Job dismisses this explanation for disaster on a personal level. Does this reflect the view that God deals differently with nations than individuals,or is it a thoughgoing rejection of the dominate ancient theodicy.?
#8 - Peter G Berman - 08/04/2013 - 21:21



The Job story absolutely does not fit the 'We're bad so God's mad' pattern. Job rejects his comforters' attempts to justify God's work but eventually accepts God's own comment, amounting to 'Surely you know that I cannot explain myself to you'. His only bad thought is that God should be justified and God is not exactly 'mad' or enraged about this but fully ready to restore Job once he accepts that there must be mystery in these things. Well, it's an interesting play with paradox upon paradox.

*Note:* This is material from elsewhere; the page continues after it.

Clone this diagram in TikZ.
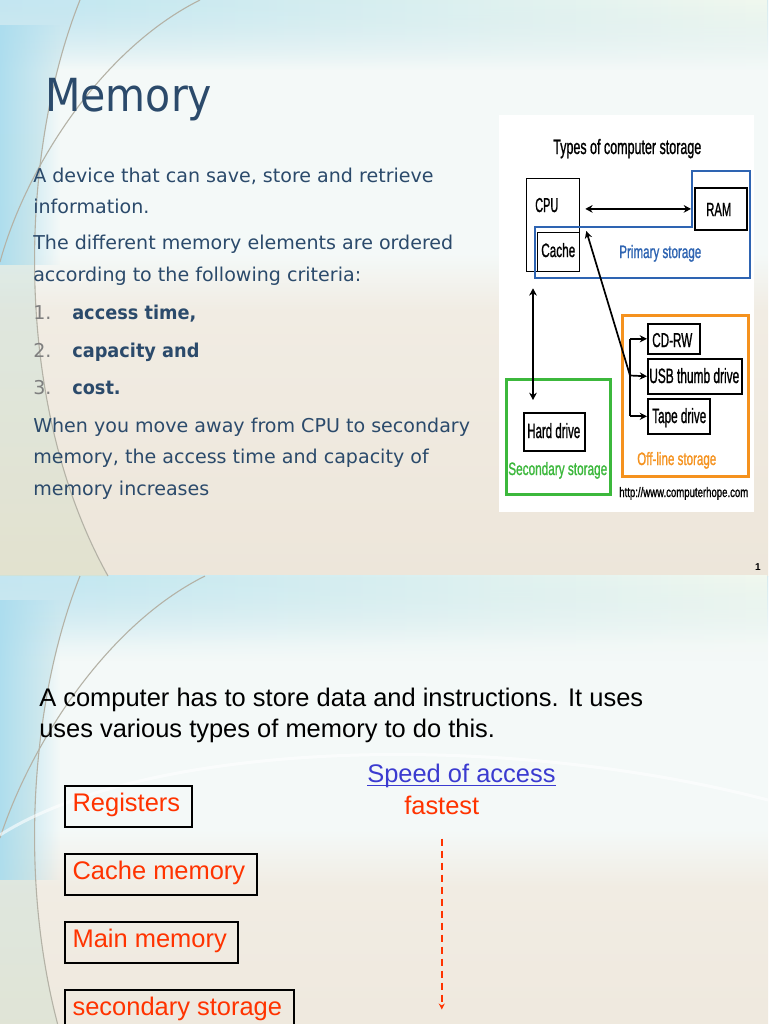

There's no 'We', only an 'I', about Job. There's no suggestion that he might be suffering because he belongs to a bad people or is subject to a bad king.
#9 - Martin - 08/06/2013 - 12:56




Hi Martin,
In addition to to Rollston's response to to your comment about Mesha, may one add that some familiarity with NW Semitic findings from that general period would have dispelled your concern.